Recall that Alan Kulwicki, 1992 champion, won just twice all that season. Even with Ford backing, Alan's cars never were quite the equal of, say, Robert Yates's or Richard Childress's. Kulwicki won by racing with shrewd calculation, and with pure guts and unwavering desire. Alan's championship, to me, was one of the most heartening in the sport's history because it was so rare.
The bigger picture, of course, is whether or not any changes, great or tweak, will restore public interest in NASCAR, which peaked in the near-decade from 1997 to, oh, 2004. Despite Brian's sanguine state-of-the-sport pronouncements Wednesday, that has to enter the thinking of the sheiks in Daytona.
(It should be said that motorsports in general suffered a significant decline in interest through the first decade of this century; like boxing, it comes and goes.)
My guess is that the package of changes announced Wednesday won't do much to change public perception.
What will?

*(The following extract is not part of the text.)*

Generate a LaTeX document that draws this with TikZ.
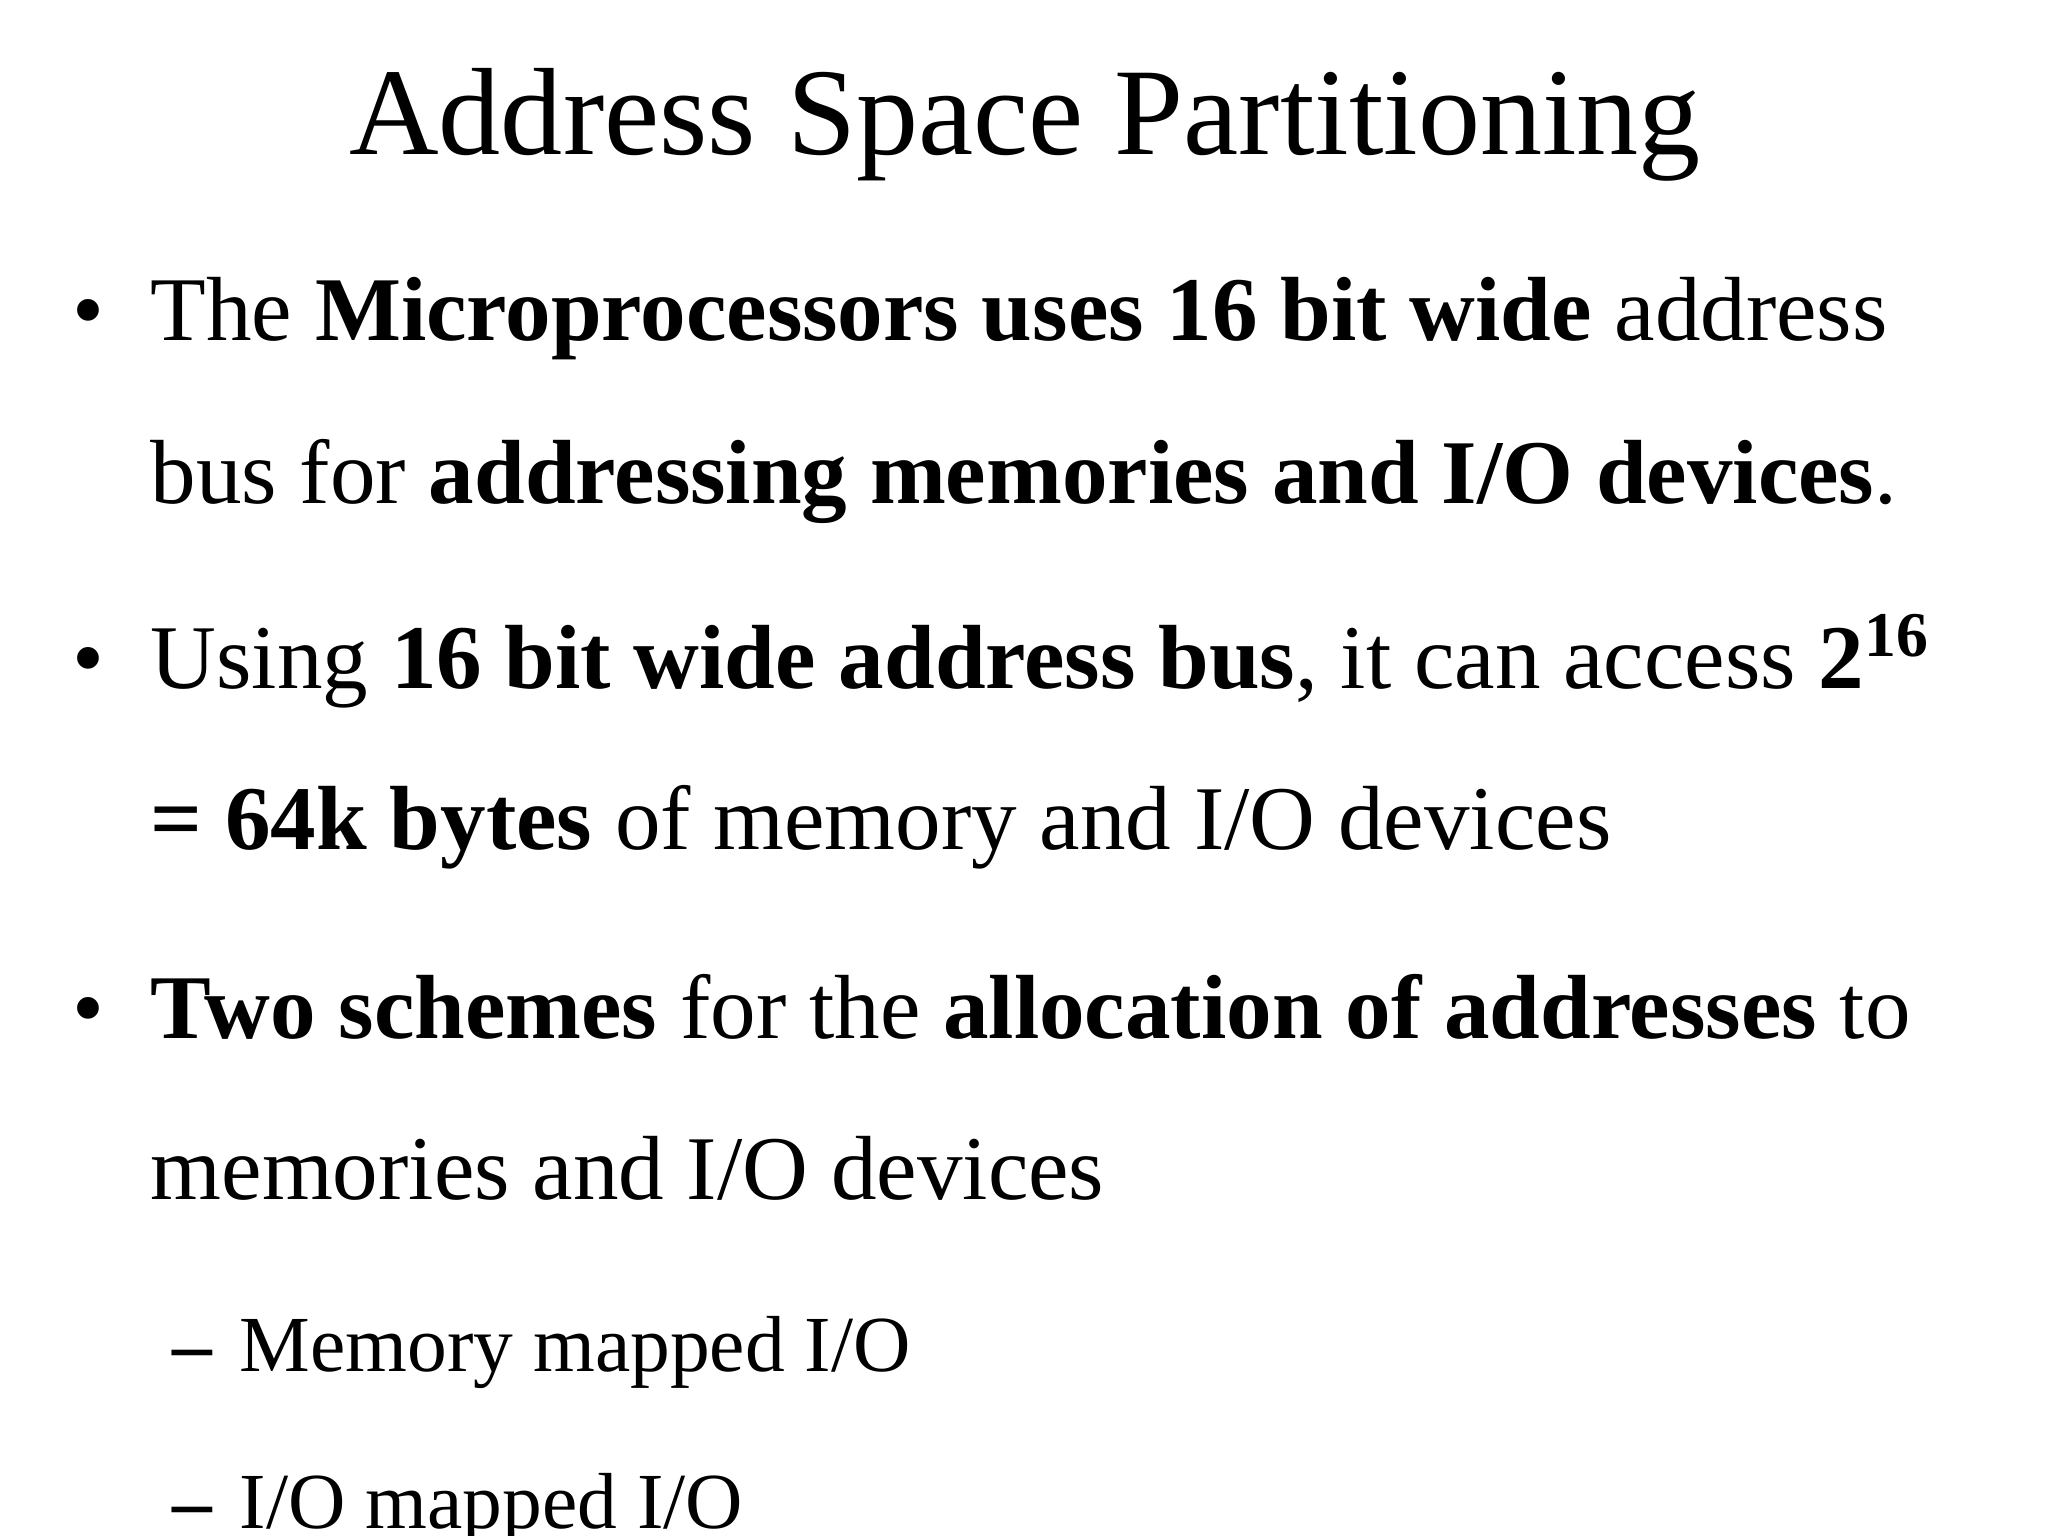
\documentclass[tikz,border=0pt]{standalone}
\usepackage{fontspec}
\setmainfont{Liberation Serif}
\begin{document}
\begin{tikzpicture}[x=0.01cm,y=-0.01cm,
  body/.style={anchor=base west,inner sep=0pt,font=\fontsize{25.9}{30}\selectfont},
  sub/.style={anchor=base west,inner sep=0pt,font=\fontsize{22.6}{27}\selectfont}]
\useasboundingbox (0,0) rectangle (2048,1536);
\node[anchor=base,inner sep=0pt,font=\fontsize{35.3}{40}\selectfont] (title) at (1025,154) {Address Space Partitioning};
\node[body] (b1) at (72,340) {\textbullet};
\node[body] (l1) at (150,340) {The \textbf{Microprocessors uses 16 bit wide} address};
\node[body] (l2) at (150,503) {bus for \textbf{addressing memories and I/O devices}.};
\node[body] (b2) at (72,688) {\textbullet};
\node[body] (l3) at (150,688) {Using \textbf{16 bit wide address bus}, it can access \textbf{2\textsuperscript{16}}};
\node[body] (l4) at (150,849) {\textbf{= 64k bytes} of memory and I/O devices};
\node[body] (b3) at (72,1038) {\textbullet};
\node[body] (l5) at (150,1038) {\textbf{Two schemes} for the \textbf{allocation of addresses} to};
\node[body] (l6) at (150,1199) {memories and I/O devices};
\node[sub] (d1) at (172,1371) {\textbf{--}};
\node[sub] (s1) at (239,1371) {Memory mapped I/O};
\node[sub] (d2) at (172,1528) {\textbf{--}};
\node[sub] (s2) at (239,1528) {I/O mapped I/O};
\end{tikzpicture}
\end{document}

Darrell Waltrip, always egotistical but always savvy, put a finger on it, or at least close to it. "We need some rivalries on the race tracks," said Waltrip, who was in the middle of a few such in a 30-year career. "It's not just about who wins."
Think about it. NASCAR's golden days featured cock fights in the ring, with Petty vs. Pearson, Waltrip vs. Yarborough, Waltrip vs. Earnhardt, Allison vs. everybody, Ford vs. Chrysler. Every weekend held the promise of the kind of action that made bubbles in your blood.
You still see little flashes of it ? Harvick vs. Biffle, Gordon vs. Burton last fall, a few others. But nothing that sparks a long-burning bonfire, that divides the grandstands into warring camps. Now that's excitement ...
The Chase? NASCAR continues to beat this dead horse ? a horse it bought dead in 2004 ? and as usual builds in an open-ended, wild-card concept to bring the number of contenders up to 12. More confusion.
(By the way, what's the magic number, the reset for the finalists after 26 events? Under the old system, that was 5000 marks. What will it be this year, 1200? Did I miss this?)
Get rid of it, NASCAR. Now. Then maybe I can start to take you seriously again.